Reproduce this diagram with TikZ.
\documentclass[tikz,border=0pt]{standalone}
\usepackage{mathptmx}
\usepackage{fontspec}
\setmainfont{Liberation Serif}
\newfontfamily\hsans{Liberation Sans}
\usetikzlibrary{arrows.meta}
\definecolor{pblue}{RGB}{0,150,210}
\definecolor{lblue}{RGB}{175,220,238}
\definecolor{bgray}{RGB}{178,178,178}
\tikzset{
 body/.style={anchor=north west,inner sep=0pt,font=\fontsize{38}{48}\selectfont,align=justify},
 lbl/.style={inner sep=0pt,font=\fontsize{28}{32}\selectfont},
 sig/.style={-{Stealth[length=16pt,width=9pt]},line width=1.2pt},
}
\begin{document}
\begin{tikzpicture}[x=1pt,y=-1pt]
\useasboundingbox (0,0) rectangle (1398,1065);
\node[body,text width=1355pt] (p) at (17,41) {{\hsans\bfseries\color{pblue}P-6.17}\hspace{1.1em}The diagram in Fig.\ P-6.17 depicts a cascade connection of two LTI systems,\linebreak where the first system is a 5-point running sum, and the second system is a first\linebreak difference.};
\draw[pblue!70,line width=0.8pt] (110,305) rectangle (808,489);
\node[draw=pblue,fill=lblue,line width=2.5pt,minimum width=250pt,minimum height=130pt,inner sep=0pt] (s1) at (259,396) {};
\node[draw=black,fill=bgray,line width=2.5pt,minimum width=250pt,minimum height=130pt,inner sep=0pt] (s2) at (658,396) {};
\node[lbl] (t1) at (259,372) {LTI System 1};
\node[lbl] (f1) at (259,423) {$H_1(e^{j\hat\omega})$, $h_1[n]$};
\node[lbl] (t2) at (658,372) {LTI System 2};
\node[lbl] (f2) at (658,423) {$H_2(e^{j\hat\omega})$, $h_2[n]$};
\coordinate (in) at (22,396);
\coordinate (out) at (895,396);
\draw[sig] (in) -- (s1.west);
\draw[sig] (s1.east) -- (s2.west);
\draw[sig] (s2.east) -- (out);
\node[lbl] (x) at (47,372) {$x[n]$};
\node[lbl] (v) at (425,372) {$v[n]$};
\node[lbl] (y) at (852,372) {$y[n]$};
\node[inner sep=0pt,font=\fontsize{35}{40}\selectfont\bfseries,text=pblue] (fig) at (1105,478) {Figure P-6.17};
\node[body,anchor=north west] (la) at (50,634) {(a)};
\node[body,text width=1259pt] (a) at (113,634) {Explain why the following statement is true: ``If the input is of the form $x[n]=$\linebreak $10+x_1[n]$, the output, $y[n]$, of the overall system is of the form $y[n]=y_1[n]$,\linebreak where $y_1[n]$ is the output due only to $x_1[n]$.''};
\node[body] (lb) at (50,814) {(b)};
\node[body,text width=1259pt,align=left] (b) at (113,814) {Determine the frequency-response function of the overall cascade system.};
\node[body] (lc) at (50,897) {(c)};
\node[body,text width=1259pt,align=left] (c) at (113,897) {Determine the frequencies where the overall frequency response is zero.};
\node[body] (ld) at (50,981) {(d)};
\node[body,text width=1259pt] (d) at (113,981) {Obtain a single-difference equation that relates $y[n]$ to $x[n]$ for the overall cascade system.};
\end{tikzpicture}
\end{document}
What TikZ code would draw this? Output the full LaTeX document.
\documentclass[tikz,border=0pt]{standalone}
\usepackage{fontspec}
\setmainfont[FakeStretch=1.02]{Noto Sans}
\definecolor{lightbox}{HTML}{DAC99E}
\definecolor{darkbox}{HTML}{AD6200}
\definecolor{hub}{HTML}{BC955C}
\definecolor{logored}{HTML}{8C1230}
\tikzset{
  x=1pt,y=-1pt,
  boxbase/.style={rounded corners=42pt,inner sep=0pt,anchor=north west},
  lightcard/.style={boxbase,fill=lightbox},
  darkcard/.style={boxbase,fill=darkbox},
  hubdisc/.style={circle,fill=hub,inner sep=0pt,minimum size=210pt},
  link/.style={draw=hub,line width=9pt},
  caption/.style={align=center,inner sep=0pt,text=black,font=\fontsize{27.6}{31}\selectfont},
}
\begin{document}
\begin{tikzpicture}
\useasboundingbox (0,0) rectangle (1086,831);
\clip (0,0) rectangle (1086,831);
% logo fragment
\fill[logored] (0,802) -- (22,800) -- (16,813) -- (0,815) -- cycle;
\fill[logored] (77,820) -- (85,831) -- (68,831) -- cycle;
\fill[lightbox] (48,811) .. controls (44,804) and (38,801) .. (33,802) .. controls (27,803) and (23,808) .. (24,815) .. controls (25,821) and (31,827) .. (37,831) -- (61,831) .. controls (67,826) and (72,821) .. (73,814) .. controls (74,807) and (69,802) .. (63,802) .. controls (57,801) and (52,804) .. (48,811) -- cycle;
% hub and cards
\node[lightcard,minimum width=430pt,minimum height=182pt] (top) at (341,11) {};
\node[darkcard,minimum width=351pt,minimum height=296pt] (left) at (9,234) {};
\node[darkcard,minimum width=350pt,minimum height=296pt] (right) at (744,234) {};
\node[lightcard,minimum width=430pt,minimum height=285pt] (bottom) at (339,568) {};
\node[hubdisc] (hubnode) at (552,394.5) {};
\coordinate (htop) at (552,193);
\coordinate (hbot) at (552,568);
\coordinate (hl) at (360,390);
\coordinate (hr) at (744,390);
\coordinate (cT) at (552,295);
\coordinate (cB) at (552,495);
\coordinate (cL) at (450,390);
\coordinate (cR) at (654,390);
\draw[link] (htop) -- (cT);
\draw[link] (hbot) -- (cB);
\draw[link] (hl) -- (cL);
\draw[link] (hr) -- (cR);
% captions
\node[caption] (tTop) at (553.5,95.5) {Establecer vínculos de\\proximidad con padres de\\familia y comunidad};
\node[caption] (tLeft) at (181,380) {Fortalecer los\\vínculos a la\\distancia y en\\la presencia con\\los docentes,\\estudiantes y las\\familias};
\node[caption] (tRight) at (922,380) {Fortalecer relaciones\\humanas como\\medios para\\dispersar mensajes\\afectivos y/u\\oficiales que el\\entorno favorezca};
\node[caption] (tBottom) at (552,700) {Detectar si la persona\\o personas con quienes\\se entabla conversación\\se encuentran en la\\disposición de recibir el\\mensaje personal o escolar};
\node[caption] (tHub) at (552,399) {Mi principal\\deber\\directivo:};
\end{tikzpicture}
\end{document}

::::

Prompt. Among the lines of the records above, count those holding the string "this", and report only the number.

Result. 2